European defence spending still in focus in "new playing

field"

*

Traders pare ECB rate cut expectations

(Updates to European midday trade)

By Greta Rosen Fondahn

Feb 20 (Reuters) -

Longer-dated euro zone bond yields traded around their

highest in three weeks on Thursday, while geopolitics remained

in focus and markets awaited more clarity around the prospects

of increased defence spending in Europe.

U.S. President Donald Trump denounced Ukrainian President

Volodymyr Zelenskiy as a "dictator" on Wednesday and warned he

had to move quickly to secure peace or risk losing his country.
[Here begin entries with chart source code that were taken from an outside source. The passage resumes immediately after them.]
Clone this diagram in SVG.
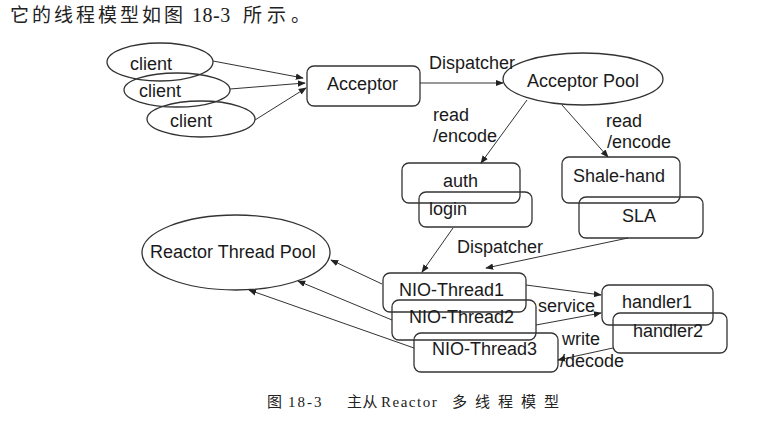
<svg xmlns="http://www.w3.org/2000/svg" width="778" height="425" viewBox="0 0 778 425">
<defs>
<marker id="ah" viewBox="0 0 10 10" refX="9" refY="5" markerWidth="8" markerHeight="8" markerUnits="userSpaceOnUse" orient="auto">
<path d="M0,1 L10,5 L0,9 Z" fill="#222"/>
</marker>
</defs>
<style>
.n{fill:none;stroke:#333;stroke-width:1.3}
.t{font-family:"Liberation Sans",Arial,sans-serif;font-size:18px;fill:#1a1a1a}
.l{font-family:"Liberation Sans",Arial,sans-serif;font-size:18px;fill:#1a1a1a}
.c{stroke:#333;stroke-width:1;fill:none;marker-end:url(#ah)}
.cap{font-family:"Liberation Serif","Noto Sans CJK SC",serif;fill:#222}
</style>
<rect width="778" height="425" fill="#fff"/>
<text class="cap" y="22" font-size="19"><tspan x="10" letter-spacing="3" font-family="Noto Sans CJK SC, sans-serif">它的线程模型如图</tspan><tspan x="192" font-size="20" letter-spacing="0.5" font-family="Liberation Serif, serif">18-3</tspan><tspan x="243" letter-spacing="5" font-family="Noto Sans CJK SC, sans-serif">所示。</tspan></text>

<g id="client1"><ellipse class="n" cx="160" cy="62" rx="53" ry="19"/><text class="t" x="130" y="70">client</text></g>
<g id="client2"><ellipse class="n" cx="177" cy="90" rx="53" ry="17"/><text class="t" x="139" y="97">client</text></g>
<g id="client3"><ellipse class="n" cx="201" cy="119" rx="54" ry="18"/><text class="t" x="170" y="127">client</text></g>
<g id="acceptor"><rect class="n" x="307" y="66" width="113" height="40" rx="7"/><text class="t" x="327" y="90">Acceptor</text></g>
<g id="acceptor-pool"><ellipse class="n" cx="583" cy="79" rx="80" ry="26"/><text class="t" x="583" y="87" text-anchor="middle">Acceptor Pool</text></g>
<g id="auth"><rect class="n" x="402" y="163" width="118" height="40" rx="7"/><text class="t" x="443" y="187">auth</text></g>
<g id="login"><rect class="n" x="419" y="192" width="113" height="35" rx="7"/><text class="t" x="429" y="215">login</text></g>
<g id="shale-hand"><rect class="n" x="562" y="157" width="118" height="46" rx="7"/><text class="t" x="573" y="182">Shale-hand</text></g>
<g id="sla"><rect class="n" x="579" y="197" width="124" height="41" rx="7"/><text class="t" x="622" y="222">SLA</text></g>
<g id="reactor-pool"><ellipse class="n" cx="236" cy="252.5" rx="94" ry="37.5"/><text class="t" x="150" y="258">Reactor Thread Pool</text></g>
<g id="nio1"><rect class="n" x="383" y="273" width="143" height="39" rx="7"/><text class="t" x="399" y="296">NIO-Thread1</text></g>
<g id="nio2"><rect class="n" x="392" y="300" width="144" height="40" rx="7"/><text class="t" x="409" y="323">NIO-Thread2</text></g>
<g id="nio3"><rect class="n" x="414" y="333" width="144" height="39" rx="7"/><text class="t" x="432" y="355">NIO-Thread3</text></g>
<g id="handler1"><rect class="n" x="602" y="285" width="111" height="40" rx="7"/><text class="t" x="622" y="308">handler1</text></g>
<g id="handler2"><rect class="n" x="613" y="313" width="114" height="40" rx="7"/><text class="t" x="633" y="337">handler2</text></g>

<g id="connectors">
<line class="c" x1="213" y1="61" x2="303" y2="78"/>
<line class="c" x1="230" y1="89" x2="305" y2="83"/>
<line class="c" x1="255" y1="120" x2="306" y2="88"/>
<line class="c" x1="420" y1="83" x2="503" y2="83"/>
<line class="c" x1="527" y1="100" x2="481" y2="163"/>
<line class="c" x1="562" y1="105" x2="608" y2="157"/>
<line class="c" x1="453" y1="228" x2="422" y2="272"/>
<line class="c" x1="628" y1="238" x2="486" y2="268"/>
<line class="c" x1="382" y1="284" x2="331" y2="260"/>
<line class="c" x1="392" y1="320" x2="298" y2="281"/>
<line class="c" x1="414" y1="348" x2="249" y2="290"/>
<line class="c" x1="526" y1="285" x2="601" y2="295"/>
<line class="c" x1="536" y1="325" x2="601" y2="313"/>
<line class="c" x1="613" y1="348" x2="558" y2="360"/>
<text class="l" x="429" y="69">Dispatcher</text>
<text class="l" x="433" y="121">read</text>
<text class="l" x="433" y="142">/encode</text>
<text class="l" x="606" y="127">read</text>
<text class="l" x="607" y="148">/encode</text>
<text class="l" x="457" y="253">Dispatcher</text>
<text class="l" x="538" y="312">service</text>
<text class="l" x="562" y="345">write</text>
<text class="l" x="560" y="367">/decode</text>
</g>

<text class="cap" y="407" font-size="15"><tspan x="267" font-family="Noto Sans CJK SC, sans-serif">图</tspan><tspan x="288" letter-spacing="2">18-3</tspan><tspan x="347" letter-spacing="0.5" font-family="Noto Sans CJK SC, sans-serif">主从</tspan><tspan x="381" letter-spacing="1.5">Reactor</tspan><tspan x="452" letter-spacing="8" font-family="Noto Sans CJK SC, sans-serif">多线程模型</tspan></text>
</svg>
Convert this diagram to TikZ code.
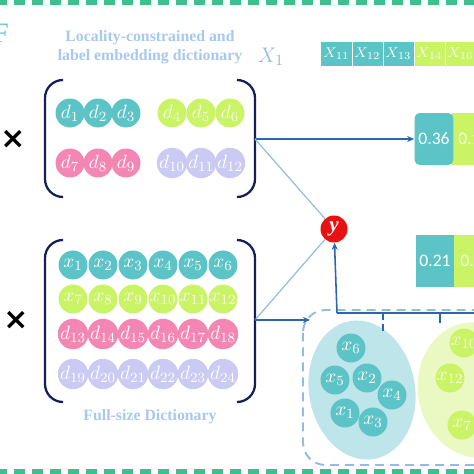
\documentclass[tikz,border=0pt]{standalone}
\usepackage{fontspec}
\setmainfont{Liberation Serif}
\newfontfamily\numfont{Carlito}
\newfontfamily\symfont{DejaVu Sans}
\usetikzlibrary{arrows.meta}

\definecolor{cteal}{RGB}{92,196,199}
\definecolor{clime}{RGB}{202,243,102}
\definecolor{cpink}{RGB}{244,134,180}
\definecolor{clilac}{RGB}{202,202,243}
\definecolor{cnavy}{RGB}{22,32,88}
\definecolor{ctitle}{RGB}{168,200,237}
\definecolor{clabel}{RGB}{150,184,232}
\definecolor{carrow}{RGB}{44,102,172}
\definecolor{cthin}{RGB}{146,188,230}
\definecolor{cframe}{RGB}{64,190,142}
\definecolor{cteallight}{RGB}{190,229,234}
\definecolor{climelight}{RGB}{234,248,194}
\definecolor{cred}{RGB}{232,16,16}

\begin{document}
\begin{tikzpicture}[x=0.02cm,y=-0.02cm,
    dot/.style={circle,minimum size=0.58cm,inner sep=0pt,text=white,font=\fontsize{11}{11}\selectfont},
    tealdot/.style={dot,fill=cteal},
    limedot/.style={dot,fill=clime,text=white!85!clime},
    pinkdot/.style={dot,fill=cpink},
    lilacdot/.style={dot,fill=clilac},
    bracket/.style={cnavy,line width=1.3pt,rounded corners=0.36cm},
    dicttitle/.style={ctitle,font=\fontsize{9}{10.8}\selectfont\bfseries,align=center},
    cell/.style={minimum width=0.62cm,minimum height=0.48cm,inner sep=0pt,text=white,font=\fontsize{8.5}{8.5}\selectfont},
    score/.style={minimum width=0.78cm,minimum height=1.04cm,inner sep=0pt,text=white,font=\numfont\fontsize{10}{10}\selectfont},
    link/.style={carrow,line width=0.9pt,-{Stealth[length=4pt,width=3.5pt]}},
    faint/.style={cthin,line width=0.7pt},
    framedash/.style={cframe,line width=0.11cm,dash pattern=on 0.22cm off 0.14cm}]
  \useasboundingbox (0,0) rectangle (474,474);
  \draw[framedash] (-4,2) -- (480,2);
  \draw[framedash] (-4,472) -- (480,472);
  \node[cteal,font=\fontsize{16}{16}\selectfont] (corner) at (1,33) {F};

  % titles
  \node[dicttitle] (toptitle) at (150,47) {Locality-constrained and\\label embedding dictionary};
  \node[dicttitle] (bottitle) at (150,417) {Full-size Dictionary};

  % multiplication marks
  \node[font=\symfont\bfseries\fontsize{17}{17}\selectfont] (times1) at (13,139) {×};
  \node[font=\symfont\bfseries\fontsize{17}{17}\selectfont] (times2) at (16,320) {×};

  % local dictionary
  \draw[bracket] (63,80) -- (45,80) -- (45,197) -- (63,197);
  \draw[bracket] (237,80) -- (255,80) -- (255,197) -- (237,197);
  \coordinate (topright) at (255,139);
  \node[tealdot]  (d1)  at (70,113)  {$d_1$};
  \node[tealdot]  (d2)  at (98,113)  {$d_2$};
  \node[tealdot]  (d3)  at (126,113) {$d_3$};
  \node[limedot]  (d4)  at (172,113) {$d_4$};
  \node[limedot]  (d5)  at (201,113) {$d_5$};
  \node[limedot]  (d6)  at (230,113) {$d_6$};
  \node[pinkdot]  (d7)  at (70,163)  {$d_7$};
  \node[pinkdot]  (d8)  at (98,163)  {$d_8$};
  \node[pinkdot]  (d9)  at (126,163) {$d_9$};
  \node[lilacdot] (d10) at (172,163) {$d_{10}$};
  \node[lilacdot] (d11) at (201,163) {$d_{11}$};
  \node[lilacdot] (d12) at (230,163) {$d_{12}$};

  % full dictionary
  \draw[bracket] (63,240) -- (45,240) -- (45,402) -- (63,402);
  \draw[bracket] (237,240) -- (255,240) -- (255,402) -- (237,402);
  \coordinate (botright) at (255,320);
  \node[tealdot]  (x1)  at (73,265)  {$x_1$};
  \node[tealdot]  (x2)  at (103,265) {$x_2$};
  \node[tealdot]  (x3)  at (133,265) {$x_3$};
  \node[tealdot]  (x4)  at (163,265) {$x_4$};
  \node[tealdot]  (x5)  at (193,265) {$x_5$};
  \node[tealdot]  (x6)  at (223,265) {$x_6$};
  \node[limedot]  (x7)  at (73,299)  {$x_7$};
  \node[limedot]  (x8)  at (103,299) {$x_8$};
  \node[limedot]  (x9)  at (133,299) {$x_9$};
  \node[limedot]  (x10) at (163,299) {$x_{10}$};
  \node[limedot]  (x11) at (193,299) {$x_{11}$};
  \node[limedot]  (x12) at (223,299) {$x_{12}$};
  \node[pinkdot]  (d13) at (73,334)  {$d_{13}$};
  \node[pinkdot]  (d14) at (103,334) {$d_{14}$};
  \node[pinkdot]  (d15) at (133,334) {$d_{15}$};
  \node[pinkdot]  (d16) at (163,334) {$d_{16}$};
  \node[pinkdot]  (d17) at (193,334) {$d_{17}$};
  \node[pinkdot]  (d18) at (223,334) {$d_{18}$};
  \node[lilacdot] (d19) at (73,374)  {$d_{19}$};
  \node[lilacdot] (d20) at (103,374) {$d_{20}$};
  \node[lilacdot] (d21) at (133,374) {$d_{21}$};
  \node[lilacdot] (d22) at (163,374) {$d_{22}$};
  \node[lilacdot] (d23) at (193,374) {$d_{23}$};
  \node[lilacdot] (d24) at (223,374) {$d_{24}$};

  % sample row
  \node[clabel,font=\fontsize{13}{13}\selectfont] (X1) at (271,57) {$X_1$};
  \node[cell,fill=cteal] (X11) at (336.5,54) {$X_{11}$};
  \node[cell,fill=cteal] (X12) at (367.5,54) {$X_{12}$};
  \node[cell,fill=cteal] (X13) at (398.5,54) {$X_{13}$};
  \node[cell,fill=clime,text=white!85!clime] (X14) at (429.5,54) {$X_{14}$};
  \node[cell,fill=clime,text=white!85!clime] (X16) at (460.5,54) {$X_{16}$};
  \draw[white,line width=0.4pt] (352,42) -- (352,66) (383,42) -- (383,66) (414,42) -- (414,66) (445,42) -- (445,66);

  % scores
  \fill[clime] (452,113) rectangle (490,165);
  \node[score,fill=cteal,rounded corners=3pt] (s36) at (434,139) {0.36};
  \node[score,anchor=west,minimum width=0pt,text=white!85!clime] (s1) at (458,139) {0.1};
  \fill[clime] (454,235) rectangle (490,287);
  \node[score,fill=cteal] (s21) at (435,261) {0.21};
  \node[score,anchor=west,minimum width=0pt,text=white!85!clime] (s4) at (460,261) {0.4};

  % clusters
  \draw[cthin,line width=1.1pt,dash pattern=on 0.18cm off 0.12cm,rounded corners=0.45cm] (303,310) rectangle (540,465);
  \fill[cteallight,rotate around={10:(362,390)}] (362,390) ellipse [x radius=53,y radius=70];
  \fill[climelight,rotate around={10:(476,390)}] (476,390) ellipse [x radius=58,y radius=68];
  \node[tealdot] (c6) at (351,348) {$x_6$};
  \node[tealdot] (c5) at (335,380) {$x_5$};
  \node[tealdot] (c2) at (367,378) {$x_2$};
  \node[tealdot] (c4) at (392,395) {$x_4$};
  \node[tealdot] (c1) at (345,413) {$x_1$};
  \node[tealdot] (c3) at (373,422) {$x_3$};
  \node[limedot] (c10) at (464,343) {$x_{10}$};
  \node[limedot] (c12) at (450,378) {$x_{12}$};
  \node[limedot] (c7)  at (462,425) {$x_7$};

  % label node
  \node[circle,fill=cred,minimum size=0.54cm,inner sep=0pt,text=white,font=\fontsize{12}{12}\selectfont\bfseries\itshape] (y) at (334,229) {y};

  % connectors
  \coordinate (split) at (337,313);
  \coordinate (far) at (480,313);
  \coordinate (tick1) at (383,332);
  \coordinate (tick2) at (440,323);
  \coordinate (into) at (310,320);
  \draw[link] (topright) -- (s36.west);
  \draw[faint] (topright) -- (y);
  \draw[faint] (botright) -- (y);
  \draw[link] (botright) -- (into);
  \draw[link] (split) -- (y);
  \draw[carrow,line width=0.9pt] (split) -- (far);
  \draw[carrow,line width=0.9pt,dash pattern=on 4pt off 2pt] (split -| tick1) -- (tick1);
  \draw[carrow,line width=0.9pt] (split -| tick2) -- (tick2);
\end{tikzpicture}
\end{document}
Germany's 10-year bond yield, the benchmark for

the euro zone bloc, rose for a fifth day to 2.558%, its highest

since January 30. The yield was last up 0.7 basis points (bps)

at 2.557%.

Yields move inversely to prices.

Euro zone bonds sold off this week on expectations that

European governments would ramp up issuance to fund bigger

defence spending.

While bond moves were muted on Thursday, 10-year German

Bund yields were on track for their biggest weekly jump since

early January, having risen about 13 bps on the week.

"The politicians seem to realise that Europe needs to

prepare for a situation where it cannot rely on the U.S. when it

comes to how much responsibility they will take for defending

Europe in the coming years," said Jussi Hiljanen, head of

European rates strategy at SEB.

"It's a new playing field altogether. It's going to be

reflected in the funding needs."

Hiljanen said however that there might be room for a

downwards correction of the past days' rise in longer-dated euro

zone yields, saying the moves were "maybe a bit exaggerated".

Italy's 10-year yield was largely unchanged at

3.633%, after touching its highest since January 29 on

Wednesday, and the gap between Italian and German yields

stood at 106.7 bps.

Traders also assessed minutes from the U.S. Federal

Reserve's January policy meeting, published on Wednesday,

showing that Fed officials discussed slowing or pausing the

ongoing drawdown of its balance sheet holdings. This sent U.S.

Treasury yields down.

PARED ECB BETS

Germany's two-year bond yield, which is more

sensitive to European Central Bank rate expectations, held

steady at 2.174%.

Investors have this week pared expectations on future ECB

rate cuts, knocking off about 5 bps from their bets. They now

price in about 72 bps of further policy easing this year.

ECB board member Isabel Schnabel told the Financial Times in

an interview published on Wednesday that the central bank should

start a discussion about whether further rate cuts are

necessary.

"Coming from her, such remarks should not surprise as

Schnabel has previously been estimating the neutral rate as high

as 3%," said ING analysts in a note.

"But what has changed in the meantime is the perception

of the fiscal backdrop, where aside from the immediate supply

implications, the prospect for larger defence investments also

argues for a more expansionary stance ahead," they added.

The ECB sees the

neutral rate

, which neither stimulates nor restricts growth, at between

1.75% and 2.25%. The bank's deposit rate is currently 2.75%.

Also in the mix, German

producer prices

rose less than expected in January, increasing by 0.5% on

the year, the federal statistics office reported on Thursday.

Analysts polled by Reuters had expected a 1.3% increase.